● WHAT IS EXPECTED
Please print the lines between the one with "Clone this chart in Plotly." and the one with "import plotly.graph_objects as go", both ends included, exactly as written, with no pictures.

— begin AVAILABLE RECORDS —

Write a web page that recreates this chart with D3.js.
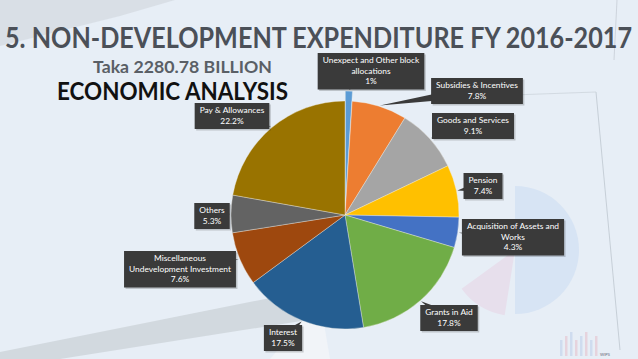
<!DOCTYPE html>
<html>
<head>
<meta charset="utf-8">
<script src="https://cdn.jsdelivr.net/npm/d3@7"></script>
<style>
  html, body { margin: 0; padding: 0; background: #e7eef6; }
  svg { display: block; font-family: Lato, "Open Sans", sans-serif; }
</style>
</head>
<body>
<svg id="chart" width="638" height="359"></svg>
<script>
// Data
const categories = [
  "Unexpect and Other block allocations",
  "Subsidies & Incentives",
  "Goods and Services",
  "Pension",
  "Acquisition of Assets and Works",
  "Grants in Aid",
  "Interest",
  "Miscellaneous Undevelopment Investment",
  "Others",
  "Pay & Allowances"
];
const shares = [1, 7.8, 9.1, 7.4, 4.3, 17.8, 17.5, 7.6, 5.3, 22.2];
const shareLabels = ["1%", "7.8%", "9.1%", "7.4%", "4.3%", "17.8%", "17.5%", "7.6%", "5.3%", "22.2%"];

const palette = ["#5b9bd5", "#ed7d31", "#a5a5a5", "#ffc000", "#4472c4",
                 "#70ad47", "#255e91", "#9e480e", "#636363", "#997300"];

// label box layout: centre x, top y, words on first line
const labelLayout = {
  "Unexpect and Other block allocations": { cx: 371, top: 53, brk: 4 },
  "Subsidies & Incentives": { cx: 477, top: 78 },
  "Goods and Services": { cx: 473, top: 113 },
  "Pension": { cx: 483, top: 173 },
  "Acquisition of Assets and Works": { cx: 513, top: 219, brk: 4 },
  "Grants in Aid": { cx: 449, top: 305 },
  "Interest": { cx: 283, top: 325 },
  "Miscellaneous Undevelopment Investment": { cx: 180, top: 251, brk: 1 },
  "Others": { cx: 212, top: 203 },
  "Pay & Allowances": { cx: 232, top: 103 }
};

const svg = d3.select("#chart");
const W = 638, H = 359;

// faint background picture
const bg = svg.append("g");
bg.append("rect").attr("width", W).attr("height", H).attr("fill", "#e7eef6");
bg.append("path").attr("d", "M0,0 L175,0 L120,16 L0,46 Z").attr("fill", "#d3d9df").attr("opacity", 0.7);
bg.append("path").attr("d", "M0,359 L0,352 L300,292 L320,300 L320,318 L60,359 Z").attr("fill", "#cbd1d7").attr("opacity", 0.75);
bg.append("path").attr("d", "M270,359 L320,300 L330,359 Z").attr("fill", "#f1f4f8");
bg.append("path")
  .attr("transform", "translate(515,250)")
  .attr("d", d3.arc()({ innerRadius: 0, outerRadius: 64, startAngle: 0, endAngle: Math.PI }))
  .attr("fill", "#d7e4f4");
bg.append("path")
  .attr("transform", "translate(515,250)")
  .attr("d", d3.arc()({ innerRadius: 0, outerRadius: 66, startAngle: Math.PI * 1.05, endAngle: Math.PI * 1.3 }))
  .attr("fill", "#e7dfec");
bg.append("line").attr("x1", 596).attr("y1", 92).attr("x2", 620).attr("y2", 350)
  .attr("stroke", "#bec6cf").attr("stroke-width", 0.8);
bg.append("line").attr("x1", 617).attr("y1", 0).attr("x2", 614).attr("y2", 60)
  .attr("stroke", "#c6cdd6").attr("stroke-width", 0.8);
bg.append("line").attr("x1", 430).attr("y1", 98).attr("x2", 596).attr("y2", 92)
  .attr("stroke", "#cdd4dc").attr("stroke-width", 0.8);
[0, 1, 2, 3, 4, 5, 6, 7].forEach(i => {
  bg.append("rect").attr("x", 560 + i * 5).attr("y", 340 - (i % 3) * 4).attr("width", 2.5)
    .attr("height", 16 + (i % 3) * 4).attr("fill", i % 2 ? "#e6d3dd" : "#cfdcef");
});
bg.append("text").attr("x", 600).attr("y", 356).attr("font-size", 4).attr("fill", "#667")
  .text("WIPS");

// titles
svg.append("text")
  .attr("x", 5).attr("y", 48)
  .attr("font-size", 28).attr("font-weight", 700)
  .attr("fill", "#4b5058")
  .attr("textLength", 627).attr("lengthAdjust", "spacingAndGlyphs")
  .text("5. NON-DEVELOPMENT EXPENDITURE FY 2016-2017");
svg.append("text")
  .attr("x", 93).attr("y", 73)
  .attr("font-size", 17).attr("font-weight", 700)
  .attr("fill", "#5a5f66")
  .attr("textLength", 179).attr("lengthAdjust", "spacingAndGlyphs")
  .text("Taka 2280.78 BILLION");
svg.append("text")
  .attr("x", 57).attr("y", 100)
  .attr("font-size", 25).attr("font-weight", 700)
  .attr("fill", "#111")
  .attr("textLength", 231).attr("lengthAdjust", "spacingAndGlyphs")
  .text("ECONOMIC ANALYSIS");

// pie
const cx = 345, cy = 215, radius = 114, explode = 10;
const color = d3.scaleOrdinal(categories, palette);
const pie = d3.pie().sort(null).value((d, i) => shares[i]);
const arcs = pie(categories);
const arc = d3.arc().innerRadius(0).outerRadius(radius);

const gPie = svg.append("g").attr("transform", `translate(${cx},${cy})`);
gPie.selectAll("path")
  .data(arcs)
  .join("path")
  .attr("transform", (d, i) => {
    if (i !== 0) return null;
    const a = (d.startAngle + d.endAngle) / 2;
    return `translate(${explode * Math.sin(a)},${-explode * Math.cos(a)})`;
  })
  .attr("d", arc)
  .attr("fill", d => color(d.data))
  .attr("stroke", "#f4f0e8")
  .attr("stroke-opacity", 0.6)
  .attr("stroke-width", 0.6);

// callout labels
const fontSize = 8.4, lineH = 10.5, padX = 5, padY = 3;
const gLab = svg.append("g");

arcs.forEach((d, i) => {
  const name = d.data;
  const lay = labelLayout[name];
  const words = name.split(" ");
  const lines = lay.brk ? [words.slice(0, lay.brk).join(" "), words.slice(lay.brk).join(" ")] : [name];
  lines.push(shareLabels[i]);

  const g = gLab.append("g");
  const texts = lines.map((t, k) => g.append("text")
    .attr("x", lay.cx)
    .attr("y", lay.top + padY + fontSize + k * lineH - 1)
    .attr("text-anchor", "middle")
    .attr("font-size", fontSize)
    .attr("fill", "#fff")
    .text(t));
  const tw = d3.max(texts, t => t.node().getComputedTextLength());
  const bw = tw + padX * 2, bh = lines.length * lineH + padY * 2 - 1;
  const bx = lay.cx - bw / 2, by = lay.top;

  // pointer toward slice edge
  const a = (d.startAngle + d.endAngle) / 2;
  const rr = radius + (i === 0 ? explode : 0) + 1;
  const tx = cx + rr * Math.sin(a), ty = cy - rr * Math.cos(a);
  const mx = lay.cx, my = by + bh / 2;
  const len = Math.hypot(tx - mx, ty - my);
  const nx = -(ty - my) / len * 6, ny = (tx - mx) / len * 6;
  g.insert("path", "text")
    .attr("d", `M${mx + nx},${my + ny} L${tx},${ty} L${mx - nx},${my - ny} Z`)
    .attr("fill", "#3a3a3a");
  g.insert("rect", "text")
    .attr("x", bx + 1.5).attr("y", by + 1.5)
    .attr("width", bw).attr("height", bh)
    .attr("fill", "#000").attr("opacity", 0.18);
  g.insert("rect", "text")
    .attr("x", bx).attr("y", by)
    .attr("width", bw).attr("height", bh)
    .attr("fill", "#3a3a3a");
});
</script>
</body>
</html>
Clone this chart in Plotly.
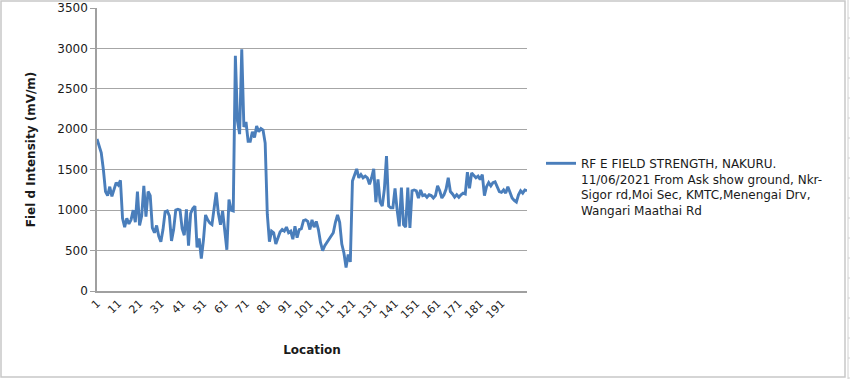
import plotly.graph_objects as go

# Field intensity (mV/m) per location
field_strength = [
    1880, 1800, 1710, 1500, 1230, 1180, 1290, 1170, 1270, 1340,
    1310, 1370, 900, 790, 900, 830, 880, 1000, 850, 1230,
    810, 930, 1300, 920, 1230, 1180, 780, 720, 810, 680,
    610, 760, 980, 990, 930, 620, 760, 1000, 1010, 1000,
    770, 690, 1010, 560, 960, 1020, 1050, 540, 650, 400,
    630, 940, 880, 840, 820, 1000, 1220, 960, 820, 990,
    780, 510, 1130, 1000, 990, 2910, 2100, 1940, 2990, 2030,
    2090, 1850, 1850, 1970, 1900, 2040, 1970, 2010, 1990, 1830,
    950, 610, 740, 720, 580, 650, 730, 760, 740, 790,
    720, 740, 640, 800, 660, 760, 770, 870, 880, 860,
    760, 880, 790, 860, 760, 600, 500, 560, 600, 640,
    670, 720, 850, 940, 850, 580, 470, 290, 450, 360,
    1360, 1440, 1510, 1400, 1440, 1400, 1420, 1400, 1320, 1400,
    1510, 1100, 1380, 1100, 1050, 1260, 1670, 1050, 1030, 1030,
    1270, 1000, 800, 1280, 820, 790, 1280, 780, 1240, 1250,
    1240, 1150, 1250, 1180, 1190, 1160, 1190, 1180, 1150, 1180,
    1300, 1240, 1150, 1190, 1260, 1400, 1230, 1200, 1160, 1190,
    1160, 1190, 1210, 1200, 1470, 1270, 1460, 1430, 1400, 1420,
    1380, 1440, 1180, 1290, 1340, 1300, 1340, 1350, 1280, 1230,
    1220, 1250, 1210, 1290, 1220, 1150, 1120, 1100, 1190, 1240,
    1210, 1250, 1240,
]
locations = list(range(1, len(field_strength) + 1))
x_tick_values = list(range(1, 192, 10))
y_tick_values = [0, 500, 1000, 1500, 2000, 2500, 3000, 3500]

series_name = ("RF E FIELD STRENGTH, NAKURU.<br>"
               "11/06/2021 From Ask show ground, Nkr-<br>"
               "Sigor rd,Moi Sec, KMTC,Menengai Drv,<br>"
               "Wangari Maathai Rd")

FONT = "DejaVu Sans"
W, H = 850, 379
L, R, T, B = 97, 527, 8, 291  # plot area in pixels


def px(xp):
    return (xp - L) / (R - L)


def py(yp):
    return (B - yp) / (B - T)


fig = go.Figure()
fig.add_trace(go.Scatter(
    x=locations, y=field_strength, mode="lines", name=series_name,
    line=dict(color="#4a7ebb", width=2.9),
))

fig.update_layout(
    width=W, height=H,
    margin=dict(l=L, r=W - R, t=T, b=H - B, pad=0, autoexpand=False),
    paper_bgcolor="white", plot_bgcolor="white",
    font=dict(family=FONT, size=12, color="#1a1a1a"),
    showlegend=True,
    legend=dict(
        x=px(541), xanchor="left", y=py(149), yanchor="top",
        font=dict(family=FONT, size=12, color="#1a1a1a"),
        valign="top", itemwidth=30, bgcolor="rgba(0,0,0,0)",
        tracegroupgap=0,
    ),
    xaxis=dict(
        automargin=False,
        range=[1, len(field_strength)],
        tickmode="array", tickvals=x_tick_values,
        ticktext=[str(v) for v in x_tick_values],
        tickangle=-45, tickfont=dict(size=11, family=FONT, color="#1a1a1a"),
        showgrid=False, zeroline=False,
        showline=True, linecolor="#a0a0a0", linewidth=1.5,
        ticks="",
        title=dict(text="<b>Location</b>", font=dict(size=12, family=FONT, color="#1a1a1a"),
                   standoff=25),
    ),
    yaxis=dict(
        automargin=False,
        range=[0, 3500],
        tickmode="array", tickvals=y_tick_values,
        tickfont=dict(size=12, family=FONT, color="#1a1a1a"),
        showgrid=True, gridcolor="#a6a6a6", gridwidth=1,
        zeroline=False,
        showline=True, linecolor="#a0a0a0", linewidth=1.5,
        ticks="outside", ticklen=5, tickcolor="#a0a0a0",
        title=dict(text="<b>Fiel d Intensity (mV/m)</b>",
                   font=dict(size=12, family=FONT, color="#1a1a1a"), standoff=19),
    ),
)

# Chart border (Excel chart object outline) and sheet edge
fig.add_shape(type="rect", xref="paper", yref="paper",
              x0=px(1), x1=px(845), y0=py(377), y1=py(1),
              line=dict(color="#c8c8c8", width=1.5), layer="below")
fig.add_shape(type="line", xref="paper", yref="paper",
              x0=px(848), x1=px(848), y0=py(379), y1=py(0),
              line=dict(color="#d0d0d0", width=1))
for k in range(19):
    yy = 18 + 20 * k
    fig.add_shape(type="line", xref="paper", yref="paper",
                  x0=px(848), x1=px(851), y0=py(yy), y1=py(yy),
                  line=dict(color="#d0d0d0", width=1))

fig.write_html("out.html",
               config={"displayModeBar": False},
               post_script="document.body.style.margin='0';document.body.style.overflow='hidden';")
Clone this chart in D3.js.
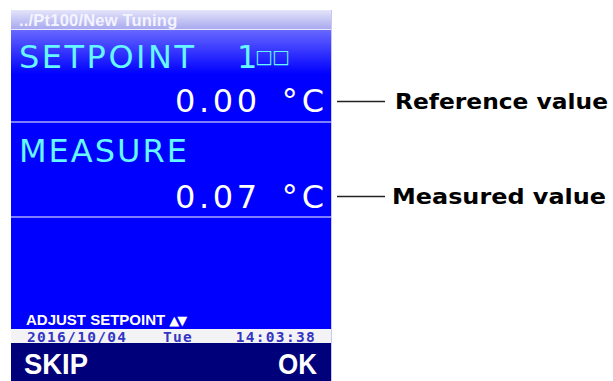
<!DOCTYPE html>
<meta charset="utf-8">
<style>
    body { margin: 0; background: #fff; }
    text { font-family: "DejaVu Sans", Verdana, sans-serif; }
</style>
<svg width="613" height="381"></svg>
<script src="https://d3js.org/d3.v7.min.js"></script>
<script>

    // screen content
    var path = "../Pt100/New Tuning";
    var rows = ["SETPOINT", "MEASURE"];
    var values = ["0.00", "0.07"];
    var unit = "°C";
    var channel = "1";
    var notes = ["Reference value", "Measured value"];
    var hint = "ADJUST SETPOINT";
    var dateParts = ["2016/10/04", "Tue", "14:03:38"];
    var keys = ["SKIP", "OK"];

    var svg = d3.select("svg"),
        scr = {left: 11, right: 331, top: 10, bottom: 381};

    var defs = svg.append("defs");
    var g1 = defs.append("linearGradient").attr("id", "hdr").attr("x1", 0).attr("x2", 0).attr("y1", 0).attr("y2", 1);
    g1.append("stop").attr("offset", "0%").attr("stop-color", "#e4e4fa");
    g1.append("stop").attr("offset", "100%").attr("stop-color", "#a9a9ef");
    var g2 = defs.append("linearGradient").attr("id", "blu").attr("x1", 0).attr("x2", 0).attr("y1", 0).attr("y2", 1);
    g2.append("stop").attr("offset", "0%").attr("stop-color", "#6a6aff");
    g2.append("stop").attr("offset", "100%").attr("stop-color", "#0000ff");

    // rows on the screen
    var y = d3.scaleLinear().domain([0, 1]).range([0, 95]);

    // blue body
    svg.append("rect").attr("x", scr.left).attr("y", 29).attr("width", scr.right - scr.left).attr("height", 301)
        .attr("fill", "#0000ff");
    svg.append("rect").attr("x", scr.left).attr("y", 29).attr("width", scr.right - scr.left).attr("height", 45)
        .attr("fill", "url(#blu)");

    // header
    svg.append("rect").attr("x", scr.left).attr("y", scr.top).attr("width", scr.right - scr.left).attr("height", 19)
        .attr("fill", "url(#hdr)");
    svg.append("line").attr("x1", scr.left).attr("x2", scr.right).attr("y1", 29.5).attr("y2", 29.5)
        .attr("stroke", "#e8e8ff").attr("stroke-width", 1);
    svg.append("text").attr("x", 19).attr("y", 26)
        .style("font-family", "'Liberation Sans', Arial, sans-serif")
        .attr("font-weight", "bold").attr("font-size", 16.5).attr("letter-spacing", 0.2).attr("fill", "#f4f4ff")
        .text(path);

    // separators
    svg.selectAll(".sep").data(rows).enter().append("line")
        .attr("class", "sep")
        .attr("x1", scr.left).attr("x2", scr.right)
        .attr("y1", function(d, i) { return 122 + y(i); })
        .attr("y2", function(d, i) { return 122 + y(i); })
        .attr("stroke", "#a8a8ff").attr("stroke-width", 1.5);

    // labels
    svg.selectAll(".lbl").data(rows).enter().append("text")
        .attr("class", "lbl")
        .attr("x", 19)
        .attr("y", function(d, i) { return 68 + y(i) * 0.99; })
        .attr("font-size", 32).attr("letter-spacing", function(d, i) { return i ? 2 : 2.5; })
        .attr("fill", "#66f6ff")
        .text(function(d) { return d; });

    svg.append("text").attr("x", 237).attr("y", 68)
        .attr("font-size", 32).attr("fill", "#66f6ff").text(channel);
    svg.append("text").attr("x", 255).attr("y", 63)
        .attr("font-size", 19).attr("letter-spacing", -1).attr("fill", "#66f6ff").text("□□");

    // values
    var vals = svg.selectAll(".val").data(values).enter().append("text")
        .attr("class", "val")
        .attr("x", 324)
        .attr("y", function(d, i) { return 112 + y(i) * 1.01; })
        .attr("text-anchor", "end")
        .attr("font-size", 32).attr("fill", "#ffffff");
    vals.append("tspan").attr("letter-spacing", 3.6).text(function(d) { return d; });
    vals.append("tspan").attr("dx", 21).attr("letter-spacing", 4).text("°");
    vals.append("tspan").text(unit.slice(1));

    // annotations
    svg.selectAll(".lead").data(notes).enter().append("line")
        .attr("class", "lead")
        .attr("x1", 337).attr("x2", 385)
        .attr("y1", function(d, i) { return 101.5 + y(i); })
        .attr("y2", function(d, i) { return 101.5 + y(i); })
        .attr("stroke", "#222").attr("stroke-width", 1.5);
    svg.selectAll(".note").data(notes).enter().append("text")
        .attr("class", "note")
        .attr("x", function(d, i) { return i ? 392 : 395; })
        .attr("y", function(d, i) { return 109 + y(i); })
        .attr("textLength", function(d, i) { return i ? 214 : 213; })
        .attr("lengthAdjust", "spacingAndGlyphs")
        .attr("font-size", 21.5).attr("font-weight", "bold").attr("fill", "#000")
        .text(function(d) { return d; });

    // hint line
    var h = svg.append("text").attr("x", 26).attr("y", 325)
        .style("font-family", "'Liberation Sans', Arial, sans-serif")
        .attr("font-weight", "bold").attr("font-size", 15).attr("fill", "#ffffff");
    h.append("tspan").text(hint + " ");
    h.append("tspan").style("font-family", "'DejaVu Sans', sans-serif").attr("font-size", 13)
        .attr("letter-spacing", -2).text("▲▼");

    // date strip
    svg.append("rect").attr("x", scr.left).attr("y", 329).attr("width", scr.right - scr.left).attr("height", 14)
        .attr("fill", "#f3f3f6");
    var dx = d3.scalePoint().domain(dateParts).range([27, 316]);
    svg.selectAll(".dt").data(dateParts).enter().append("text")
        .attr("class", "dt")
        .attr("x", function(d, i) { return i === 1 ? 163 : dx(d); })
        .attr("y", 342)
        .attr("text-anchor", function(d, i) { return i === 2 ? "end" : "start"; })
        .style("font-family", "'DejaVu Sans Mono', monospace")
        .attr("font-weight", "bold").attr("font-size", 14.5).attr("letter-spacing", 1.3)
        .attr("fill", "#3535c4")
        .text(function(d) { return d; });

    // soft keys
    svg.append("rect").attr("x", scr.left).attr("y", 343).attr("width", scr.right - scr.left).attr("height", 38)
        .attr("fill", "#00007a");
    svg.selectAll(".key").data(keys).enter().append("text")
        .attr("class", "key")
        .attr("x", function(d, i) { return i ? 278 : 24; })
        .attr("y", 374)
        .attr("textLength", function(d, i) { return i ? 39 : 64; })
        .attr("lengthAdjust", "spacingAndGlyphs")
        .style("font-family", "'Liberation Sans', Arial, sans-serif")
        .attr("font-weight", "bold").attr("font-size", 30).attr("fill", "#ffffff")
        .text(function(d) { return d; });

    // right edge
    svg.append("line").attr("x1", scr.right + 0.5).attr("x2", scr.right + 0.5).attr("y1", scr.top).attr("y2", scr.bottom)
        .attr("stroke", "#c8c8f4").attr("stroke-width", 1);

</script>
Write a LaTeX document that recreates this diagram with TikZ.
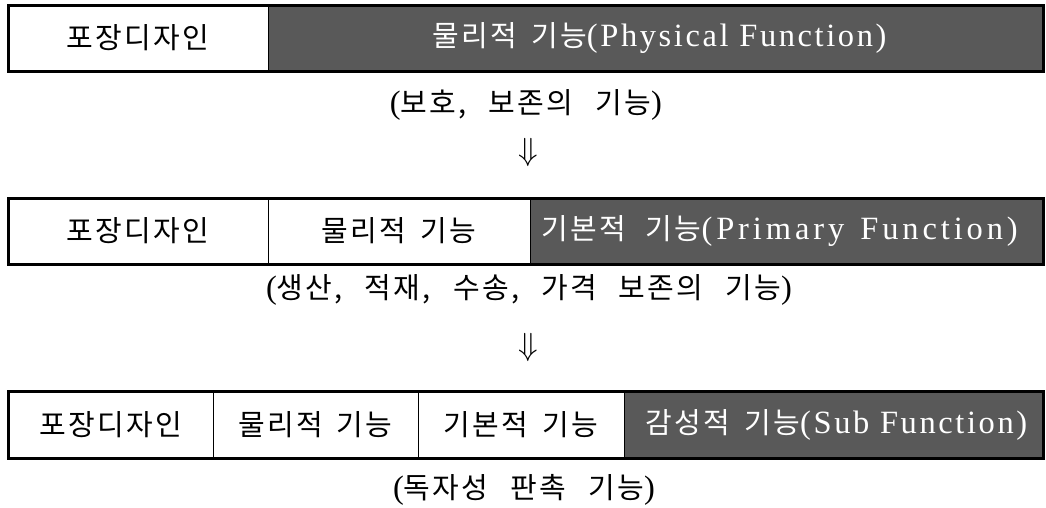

— end AVAILABLE RECORDS —

● EXERCISE SOLUTION
Clone this chart in Plotly.
import plotly.graph_objects as go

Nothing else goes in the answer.